2015年5月11日〜7月3日、エティ・オサ地方行政区(プロジェクト介入地)およびエティ・オサ・イースト地方行政区(対照地)においてベースライン調査を実施しました。詳細な調査デザインや準備については「ベースライン調査準備1(2015年3月3日)」および「ベースライン調査準備2(2015年5月11日)」をご参照ください。
最終的にエティ・オサ地方行政区から817名、エティ・オサ・イースト地方行政区から803名、合計1,620名からデータを収集することが出来ました。
分析では母子保健サービス(産前健診、熟練助産師による分娩、産後健診、予防接種)の利用率および子供(12〜23ヵ月児)の下痢、熱、呼吸器疾患の有病率(注1)を算出しました。プロジェクトは特に貧困層の健康改善を目指していることから、裕福度に応じて5グループに分類し(注2)、分析を行いました。
結果は、世界的にも見られるように、富裕層にくらべ貧困層のサービス利用率が低いということです。例えばエティ・オサ地方行政区での熟練助産師による分娩率を見た場合、「とても裕福グループ」の78%に対して、「とても貧困グループ」では60%です。同地区の完全予防接種率(注3)をみると「とても裕福グループ」では68%、「とても貧困グループ」では45%に過ぎません。
この状況を改善すべく、今後もプロジェクト活動(「プロジェクト活動本格始動(2015年7月15日)」)を推し進めていきます。

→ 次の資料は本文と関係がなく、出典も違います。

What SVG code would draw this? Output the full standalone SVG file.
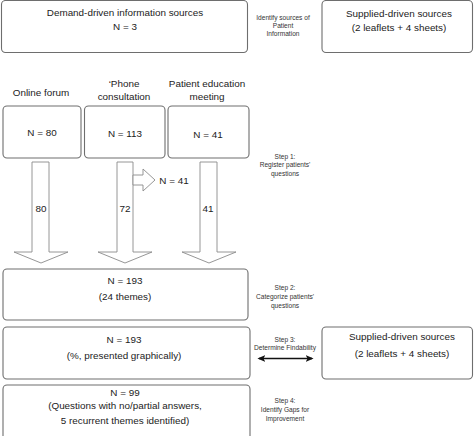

(注1)一時点(調査時や検査時)において集団の中で疾病に罹患している人の割合。
(注2)各世帯の状態(屋根、外壁、床の材質など)や所有物(車、バイク、携帯電話、扇風機など)の情報をもとに主成分分析という統計手法を用いて指数を算出し、その指数をもとに回答者を5分類(とても裕福、裕福、中程度、貧困、とても貧困)した。
(注3)BCG(結核)、ジフテリア、百日咳、破傷風、ポリオ、麻疹の全てを接種した状態。

【画像】

プロジェクト対象地域のスラムの一つ。ゴミも散乱しており衛生環境は劣悪。